═══ Data section

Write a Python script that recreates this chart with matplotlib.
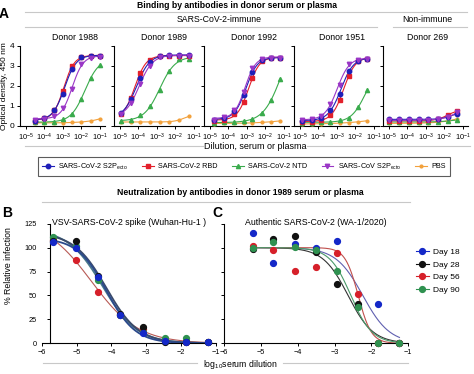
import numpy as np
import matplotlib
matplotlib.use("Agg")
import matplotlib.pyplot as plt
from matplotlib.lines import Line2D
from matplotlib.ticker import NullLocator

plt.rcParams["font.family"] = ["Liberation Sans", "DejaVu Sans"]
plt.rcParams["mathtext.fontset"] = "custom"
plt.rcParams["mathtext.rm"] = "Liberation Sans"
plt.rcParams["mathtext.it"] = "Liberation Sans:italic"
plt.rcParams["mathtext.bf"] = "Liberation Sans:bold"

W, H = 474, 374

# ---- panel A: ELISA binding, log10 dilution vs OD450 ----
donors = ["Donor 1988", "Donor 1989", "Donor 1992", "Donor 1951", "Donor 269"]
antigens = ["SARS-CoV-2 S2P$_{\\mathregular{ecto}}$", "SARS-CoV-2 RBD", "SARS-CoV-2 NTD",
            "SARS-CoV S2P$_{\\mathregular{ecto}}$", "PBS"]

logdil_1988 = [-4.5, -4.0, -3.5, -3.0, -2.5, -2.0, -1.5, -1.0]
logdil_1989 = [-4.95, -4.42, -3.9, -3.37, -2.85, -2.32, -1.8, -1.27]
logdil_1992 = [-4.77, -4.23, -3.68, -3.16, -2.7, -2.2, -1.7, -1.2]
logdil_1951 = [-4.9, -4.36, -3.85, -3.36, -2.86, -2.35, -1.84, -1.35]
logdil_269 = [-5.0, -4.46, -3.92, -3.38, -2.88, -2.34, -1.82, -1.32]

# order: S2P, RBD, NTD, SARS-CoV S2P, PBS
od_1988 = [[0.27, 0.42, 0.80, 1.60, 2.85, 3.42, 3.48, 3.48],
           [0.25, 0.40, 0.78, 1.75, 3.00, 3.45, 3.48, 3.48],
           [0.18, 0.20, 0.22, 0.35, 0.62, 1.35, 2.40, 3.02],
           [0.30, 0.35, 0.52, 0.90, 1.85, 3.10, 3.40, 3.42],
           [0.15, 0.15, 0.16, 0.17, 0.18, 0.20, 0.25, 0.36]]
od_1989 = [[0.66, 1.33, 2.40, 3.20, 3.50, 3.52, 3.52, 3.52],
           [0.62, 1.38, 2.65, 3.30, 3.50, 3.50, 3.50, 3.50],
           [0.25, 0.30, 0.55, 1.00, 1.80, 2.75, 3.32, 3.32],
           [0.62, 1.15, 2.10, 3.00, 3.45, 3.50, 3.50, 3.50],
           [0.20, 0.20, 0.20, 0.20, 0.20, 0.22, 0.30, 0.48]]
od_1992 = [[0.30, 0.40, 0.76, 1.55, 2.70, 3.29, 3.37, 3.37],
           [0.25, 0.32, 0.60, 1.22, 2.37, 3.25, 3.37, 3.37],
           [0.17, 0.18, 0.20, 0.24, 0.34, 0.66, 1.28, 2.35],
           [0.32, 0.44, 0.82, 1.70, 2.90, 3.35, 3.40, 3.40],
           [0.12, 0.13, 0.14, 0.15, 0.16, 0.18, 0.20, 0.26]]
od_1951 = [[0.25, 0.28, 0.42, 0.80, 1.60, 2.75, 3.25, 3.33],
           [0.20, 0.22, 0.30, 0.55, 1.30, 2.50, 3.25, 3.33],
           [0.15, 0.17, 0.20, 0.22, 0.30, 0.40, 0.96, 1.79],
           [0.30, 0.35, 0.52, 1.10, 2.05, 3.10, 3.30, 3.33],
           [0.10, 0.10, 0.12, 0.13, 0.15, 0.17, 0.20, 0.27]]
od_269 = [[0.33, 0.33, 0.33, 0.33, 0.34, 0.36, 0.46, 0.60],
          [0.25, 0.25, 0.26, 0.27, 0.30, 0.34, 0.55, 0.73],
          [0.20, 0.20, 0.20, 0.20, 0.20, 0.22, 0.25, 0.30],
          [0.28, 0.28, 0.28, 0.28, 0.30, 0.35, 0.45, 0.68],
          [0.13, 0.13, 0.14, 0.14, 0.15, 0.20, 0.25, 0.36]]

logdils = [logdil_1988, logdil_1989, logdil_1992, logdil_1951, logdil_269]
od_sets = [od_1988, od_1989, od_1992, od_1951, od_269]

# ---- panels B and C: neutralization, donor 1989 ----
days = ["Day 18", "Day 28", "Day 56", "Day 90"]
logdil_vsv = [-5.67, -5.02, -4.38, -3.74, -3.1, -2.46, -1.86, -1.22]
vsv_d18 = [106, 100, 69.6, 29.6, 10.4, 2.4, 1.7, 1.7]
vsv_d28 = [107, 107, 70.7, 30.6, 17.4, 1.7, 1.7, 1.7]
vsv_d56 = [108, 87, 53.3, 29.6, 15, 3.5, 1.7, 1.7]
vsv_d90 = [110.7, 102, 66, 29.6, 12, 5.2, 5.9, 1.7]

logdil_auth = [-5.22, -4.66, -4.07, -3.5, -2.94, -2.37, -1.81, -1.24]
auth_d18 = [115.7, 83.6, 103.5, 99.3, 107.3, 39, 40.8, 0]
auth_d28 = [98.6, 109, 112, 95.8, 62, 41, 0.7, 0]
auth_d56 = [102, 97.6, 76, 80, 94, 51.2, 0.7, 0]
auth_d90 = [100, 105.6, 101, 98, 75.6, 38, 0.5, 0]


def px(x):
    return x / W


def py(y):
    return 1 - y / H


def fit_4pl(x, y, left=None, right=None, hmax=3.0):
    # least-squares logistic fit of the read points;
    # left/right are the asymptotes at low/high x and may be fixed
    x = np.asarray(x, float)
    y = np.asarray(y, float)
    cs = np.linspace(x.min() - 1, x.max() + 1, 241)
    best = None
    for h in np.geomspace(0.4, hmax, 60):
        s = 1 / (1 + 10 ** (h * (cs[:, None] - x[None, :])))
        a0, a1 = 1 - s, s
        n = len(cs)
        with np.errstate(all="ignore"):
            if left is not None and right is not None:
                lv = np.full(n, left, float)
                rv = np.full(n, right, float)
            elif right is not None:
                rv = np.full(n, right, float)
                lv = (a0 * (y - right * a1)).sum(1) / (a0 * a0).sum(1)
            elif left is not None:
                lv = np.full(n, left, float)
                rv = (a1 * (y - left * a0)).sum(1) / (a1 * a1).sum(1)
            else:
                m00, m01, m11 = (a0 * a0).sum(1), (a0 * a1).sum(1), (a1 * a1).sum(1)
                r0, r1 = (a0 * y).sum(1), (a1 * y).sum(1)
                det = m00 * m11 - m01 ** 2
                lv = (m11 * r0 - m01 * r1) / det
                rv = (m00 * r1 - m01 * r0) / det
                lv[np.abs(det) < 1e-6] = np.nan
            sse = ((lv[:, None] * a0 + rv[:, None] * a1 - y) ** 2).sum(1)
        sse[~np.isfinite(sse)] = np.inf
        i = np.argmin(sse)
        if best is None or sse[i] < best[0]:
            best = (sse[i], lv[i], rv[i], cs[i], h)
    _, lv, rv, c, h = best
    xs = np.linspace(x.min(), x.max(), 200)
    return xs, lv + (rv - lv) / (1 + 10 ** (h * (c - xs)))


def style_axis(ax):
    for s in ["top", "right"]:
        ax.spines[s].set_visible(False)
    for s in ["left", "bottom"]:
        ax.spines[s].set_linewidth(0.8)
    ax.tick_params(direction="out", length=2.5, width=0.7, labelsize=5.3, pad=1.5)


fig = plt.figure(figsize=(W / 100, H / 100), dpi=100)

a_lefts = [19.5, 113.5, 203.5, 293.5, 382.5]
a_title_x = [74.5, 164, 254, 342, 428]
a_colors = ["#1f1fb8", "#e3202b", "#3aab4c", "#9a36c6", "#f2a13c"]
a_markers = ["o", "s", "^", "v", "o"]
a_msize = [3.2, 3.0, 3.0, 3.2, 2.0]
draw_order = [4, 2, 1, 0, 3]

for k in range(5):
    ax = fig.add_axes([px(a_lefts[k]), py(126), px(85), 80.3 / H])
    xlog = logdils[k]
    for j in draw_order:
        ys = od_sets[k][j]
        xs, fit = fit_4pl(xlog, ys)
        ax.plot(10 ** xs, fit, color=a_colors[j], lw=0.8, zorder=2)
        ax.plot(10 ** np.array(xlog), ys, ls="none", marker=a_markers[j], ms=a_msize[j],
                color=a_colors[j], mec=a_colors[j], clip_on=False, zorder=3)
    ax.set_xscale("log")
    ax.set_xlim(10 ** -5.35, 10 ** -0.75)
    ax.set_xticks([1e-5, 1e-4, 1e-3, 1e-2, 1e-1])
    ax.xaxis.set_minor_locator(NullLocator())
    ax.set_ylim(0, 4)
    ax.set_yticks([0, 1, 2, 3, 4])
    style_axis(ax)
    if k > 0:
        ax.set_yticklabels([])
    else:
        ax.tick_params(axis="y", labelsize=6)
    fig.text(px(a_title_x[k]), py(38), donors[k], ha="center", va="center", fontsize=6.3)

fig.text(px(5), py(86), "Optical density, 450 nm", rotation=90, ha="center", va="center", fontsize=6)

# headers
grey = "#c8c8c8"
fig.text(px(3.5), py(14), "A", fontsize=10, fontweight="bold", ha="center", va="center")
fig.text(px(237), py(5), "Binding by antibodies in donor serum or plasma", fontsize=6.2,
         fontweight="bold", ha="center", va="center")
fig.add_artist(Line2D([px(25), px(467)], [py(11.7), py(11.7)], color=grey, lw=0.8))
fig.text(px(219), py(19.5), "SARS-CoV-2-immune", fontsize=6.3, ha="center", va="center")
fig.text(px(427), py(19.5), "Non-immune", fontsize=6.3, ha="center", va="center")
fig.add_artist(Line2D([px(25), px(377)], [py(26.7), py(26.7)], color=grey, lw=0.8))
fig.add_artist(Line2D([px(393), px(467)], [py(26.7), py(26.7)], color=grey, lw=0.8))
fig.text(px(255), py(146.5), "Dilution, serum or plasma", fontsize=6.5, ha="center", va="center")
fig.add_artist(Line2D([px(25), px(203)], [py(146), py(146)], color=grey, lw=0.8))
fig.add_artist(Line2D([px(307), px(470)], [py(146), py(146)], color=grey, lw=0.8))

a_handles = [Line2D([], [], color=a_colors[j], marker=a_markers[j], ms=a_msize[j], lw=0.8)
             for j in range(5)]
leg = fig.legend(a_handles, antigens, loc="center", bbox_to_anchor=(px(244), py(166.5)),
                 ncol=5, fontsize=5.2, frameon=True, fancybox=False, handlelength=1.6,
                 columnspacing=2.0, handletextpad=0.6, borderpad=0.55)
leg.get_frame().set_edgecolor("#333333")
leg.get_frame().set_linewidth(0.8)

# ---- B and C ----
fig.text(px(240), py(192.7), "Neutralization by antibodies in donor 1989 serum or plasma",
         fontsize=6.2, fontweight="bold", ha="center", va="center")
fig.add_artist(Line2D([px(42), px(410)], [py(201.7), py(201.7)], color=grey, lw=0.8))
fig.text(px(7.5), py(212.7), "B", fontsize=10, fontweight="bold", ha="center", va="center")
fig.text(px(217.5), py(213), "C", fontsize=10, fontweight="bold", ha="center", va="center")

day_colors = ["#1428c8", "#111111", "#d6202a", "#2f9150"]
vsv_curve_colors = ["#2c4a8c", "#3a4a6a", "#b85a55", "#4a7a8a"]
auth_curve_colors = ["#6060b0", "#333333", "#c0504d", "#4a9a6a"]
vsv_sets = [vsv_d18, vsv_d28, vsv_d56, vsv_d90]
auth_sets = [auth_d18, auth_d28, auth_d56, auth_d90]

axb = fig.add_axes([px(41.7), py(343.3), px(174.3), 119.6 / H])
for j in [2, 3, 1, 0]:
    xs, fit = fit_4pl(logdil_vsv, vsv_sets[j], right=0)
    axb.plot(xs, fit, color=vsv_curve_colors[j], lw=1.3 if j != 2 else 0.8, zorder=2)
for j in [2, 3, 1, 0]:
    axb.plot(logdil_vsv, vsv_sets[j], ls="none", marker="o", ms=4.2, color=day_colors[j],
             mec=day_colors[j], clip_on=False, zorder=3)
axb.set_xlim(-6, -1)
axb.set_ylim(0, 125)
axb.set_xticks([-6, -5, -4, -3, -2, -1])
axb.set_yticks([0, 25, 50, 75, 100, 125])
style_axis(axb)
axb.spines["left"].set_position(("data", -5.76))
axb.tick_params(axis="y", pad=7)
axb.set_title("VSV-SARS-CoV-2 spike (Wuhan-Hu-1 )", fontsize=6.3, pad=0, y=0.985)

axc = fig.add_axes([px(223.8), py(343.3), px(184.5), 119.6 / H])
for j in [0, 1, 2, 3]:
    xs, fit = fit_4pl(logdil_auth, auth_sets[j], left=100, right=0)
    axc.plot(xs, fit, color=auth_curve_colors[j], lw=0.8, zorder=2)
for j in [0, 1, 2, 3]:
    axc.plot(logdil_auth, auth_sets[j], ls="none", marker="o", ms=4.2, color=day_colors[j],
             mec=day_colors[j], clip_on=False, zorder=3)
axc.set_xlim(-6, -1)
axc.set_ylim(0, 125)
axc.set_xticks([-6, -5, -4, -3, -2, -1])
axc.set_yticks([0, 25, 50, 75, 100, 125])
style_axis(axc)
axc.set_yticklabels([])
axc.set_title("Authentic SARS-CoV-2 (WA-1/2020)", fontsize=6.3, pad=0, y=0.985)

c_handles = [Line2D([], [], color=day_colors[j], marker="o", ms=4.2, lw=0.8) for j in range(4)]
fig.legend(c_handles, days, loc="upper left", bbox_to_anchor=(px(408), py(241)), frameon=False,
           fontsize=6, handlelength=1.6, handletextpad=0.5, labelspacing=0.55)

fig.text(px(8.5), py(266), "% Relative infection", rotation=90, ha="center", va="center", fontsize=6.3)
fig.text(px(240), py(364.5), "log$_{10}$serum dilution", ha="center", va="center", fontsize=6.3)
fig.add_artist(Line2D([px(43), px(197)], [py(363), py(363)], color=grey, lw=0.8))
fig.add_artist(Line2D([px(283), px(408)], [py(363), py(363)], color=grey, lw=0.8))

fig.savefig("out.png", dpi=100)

══════

- Direction -
Copy out all lines that carry the word "with".

- Answer for the task -
Write a Python script that recreates this chart with matplotlib.
        with np.errstate(all="ignore"):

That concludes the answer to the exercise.